Romanians go to the cinema less than once a year and this number has been progressively dropping. In 2006, 2.7 million cinema tickets were sold, which means 4.6 percent less than in 2005, which contradicts the overall European tendency of going to the cinema more. 926 million tickets were sold in Europe which marks an increase of 3.6 percent compared to 2005. The cost of a ticket in Romania amounts to EUR 5-7 while in Europe it costs EUR 7.
This was the premise of a discussion on the disastrous state of the Romanian cinema system that involved Palme d'Or winner and more recently Golden Globe nominee Cristian Mungiu, the director and former manager of the national television Tudor Giurgiu, documentary maker Alexandru Solomon, general secretary from the Ministry of Culture Virgil Nitulescu and Jakub Duszynski, director of acquisitions in Gutek Film Poland, who came to share his experience concerning the steps that Poland, which was roughly in the same situation, took to improve the state of its cinema.

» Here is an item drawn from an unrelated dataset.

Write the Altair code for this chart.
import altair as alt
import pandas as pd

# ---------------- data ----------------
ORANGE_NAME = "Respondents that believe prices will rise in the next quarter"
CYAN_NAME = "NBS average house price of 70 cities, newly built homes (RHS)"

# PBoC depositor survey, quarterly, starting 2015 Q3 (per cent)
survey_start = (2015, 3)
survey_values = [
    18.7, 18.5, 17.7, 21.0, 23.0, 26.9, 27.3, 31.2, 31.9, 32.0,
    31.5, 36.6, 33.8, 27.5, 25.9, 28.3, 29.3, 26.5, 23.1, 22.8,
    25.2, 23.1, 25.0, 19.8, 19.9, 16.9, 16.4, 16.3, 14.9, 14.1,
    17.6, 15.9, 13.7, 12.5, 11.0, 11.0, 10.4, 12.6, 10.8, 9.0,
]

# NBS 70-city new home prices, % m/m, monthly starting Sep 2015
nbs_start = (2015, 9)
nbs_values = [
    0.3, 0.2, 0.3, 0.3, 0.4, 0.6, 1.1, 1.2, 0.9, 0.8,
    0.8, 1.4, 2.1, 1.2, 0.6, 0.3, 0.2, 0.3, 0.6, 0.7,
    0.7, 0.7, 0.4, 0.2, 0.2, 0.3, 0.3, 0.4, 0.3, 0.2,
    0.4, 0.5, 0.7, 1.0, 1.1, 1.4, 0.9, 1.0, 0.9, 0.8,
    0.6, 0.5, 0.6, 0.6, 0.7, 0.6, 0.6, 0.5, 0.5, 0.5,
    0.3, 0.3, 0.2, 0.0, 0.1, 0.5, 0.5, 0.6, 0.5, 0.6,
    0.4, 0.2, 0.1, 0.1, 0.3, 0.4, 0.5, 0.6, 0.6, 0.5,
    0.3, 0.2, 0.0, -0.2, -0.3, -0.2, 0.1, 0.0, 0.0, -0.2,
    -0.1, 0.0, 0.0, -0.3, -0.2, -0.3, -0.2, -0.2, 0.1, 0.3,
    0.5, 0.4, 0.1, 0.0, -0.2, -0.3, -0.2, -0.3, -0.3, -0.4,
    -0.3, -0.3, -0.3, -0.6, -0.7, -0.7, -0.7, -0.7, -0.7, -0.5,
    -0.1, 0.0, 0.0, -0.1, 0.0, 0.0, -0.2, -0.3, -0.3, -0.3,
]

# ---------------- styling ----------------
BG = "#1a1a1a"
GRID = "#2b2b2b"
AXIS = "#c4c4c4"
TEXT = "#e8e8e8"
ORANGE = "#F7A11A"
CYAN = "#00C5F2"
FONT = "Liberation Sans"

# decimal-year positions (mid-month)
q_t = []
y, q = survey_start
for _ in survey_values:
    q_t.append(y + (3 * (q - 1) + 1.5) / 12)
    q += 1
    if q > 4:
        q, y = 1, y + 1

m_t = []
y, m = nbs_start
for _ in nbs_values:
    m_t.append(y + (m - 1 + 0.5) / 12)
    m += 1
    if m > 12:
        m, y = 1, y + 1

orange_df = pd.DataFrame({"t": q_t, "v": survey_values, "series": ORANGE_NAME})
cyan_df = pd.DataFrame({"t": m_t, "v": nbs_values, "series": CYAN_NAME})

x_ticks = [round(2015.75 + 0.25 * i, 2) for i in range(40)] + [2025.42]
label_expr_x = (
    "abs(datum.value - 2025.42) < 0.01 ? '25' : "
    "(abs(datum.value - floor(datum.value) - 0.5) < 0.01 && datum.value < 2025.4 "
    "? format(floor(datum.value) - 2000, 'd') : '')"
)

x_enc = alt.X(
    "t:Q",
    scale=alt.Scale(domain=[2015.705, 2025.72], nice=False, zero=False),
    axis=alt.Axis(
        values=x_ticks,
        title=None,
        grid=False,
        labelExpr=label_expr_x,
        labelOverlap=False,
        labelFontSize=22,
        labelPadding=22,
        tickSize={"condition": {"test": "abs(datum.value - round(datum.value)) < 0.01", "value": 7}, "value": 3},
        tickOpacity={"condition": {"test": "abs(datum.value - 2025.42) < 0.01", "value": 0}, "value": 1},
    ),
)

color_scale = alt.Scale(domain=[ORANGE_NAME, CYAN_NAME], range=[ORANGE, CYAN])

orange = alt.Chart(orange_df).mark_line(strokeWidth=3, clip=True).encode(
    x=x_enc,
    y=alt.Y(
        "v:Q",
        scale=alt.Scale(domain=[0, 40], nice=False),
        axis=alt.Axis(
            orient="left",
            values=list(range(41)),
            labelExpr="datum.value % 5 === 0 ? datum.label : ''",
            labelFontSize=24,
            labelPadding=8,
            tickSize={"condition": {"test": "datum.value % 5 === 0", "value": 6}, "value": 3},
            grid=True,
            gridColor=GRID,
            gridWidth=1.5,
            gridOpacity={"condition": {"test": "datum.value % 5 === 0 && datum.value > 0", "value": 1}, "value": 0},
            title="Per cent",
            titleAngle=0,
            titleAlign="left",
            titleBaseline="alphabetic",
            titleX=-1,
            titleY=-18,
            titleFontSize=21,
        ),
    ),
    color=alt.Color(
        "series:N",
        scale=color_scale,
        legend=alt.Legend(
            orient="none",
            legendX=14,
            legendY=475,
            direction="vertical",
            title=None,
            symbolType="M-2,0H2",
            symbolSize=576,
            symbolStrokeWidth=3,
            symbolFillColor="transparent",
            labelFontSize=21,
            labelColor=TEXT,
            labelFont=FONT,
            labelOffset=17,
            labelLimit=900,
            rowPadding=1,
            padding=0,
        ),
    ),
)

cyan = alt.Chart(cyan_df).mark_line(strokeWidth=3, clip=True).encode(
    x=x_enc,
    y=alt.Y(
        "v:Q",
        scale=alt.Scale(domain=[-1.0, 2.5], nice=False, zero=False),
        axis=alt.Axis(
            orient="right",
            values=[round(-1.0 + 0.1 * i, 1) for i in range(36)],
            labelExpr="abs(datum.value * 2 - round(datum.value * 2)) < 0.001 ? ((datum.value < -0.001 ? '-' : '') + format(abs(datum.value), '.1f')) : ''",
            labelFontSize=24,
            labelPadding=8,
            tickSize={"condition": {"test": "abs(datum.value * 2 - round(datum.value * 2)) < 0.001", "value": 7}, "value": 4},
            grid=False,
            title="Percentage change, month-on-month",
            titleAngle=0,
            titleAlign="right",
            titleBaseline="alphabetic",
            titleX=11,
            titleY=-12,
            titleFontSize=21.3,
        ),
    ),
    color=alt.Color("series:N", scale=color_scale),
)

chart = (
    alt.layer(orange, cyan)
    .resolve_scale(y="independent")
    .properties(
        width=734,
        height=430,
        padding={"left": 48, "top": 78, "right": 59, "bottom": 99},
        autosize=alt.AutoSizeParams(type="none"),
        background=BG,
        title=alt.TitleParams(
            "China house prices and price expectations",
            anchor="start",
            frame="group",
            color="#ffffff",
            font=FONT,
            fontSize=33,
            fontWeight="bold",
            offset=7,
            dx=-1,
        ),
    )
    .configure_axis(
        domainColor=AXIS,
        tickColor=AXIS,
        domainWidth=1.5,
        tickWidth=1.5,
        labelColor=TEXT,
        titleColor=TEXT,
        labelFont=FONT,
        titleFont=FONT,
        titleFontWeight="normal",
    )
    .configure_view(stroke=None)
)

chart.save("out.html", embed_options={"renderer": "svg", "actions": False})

Thus, in 2005, the Polish parliament voted a new cinematography law which founded a new institution- The Polish Film Institute. Moreover, this law stipulated that public television, private channels, cable operators, distributors and those who exploit cinemas are compelled to pay to the institute a fee of 1.5 percent from the revenues generated by publicity and the distribution and exploitation of movies. Thus, from several million euro a year, the Polish Film Institute could administer an annual budget of EUR 25,000,000, said Duszynski. Another solution would be for the institutions in charge to offer priority to that side of culture which has registered the highest success lately, in this case the cinema, said Giurgiu in an intervention.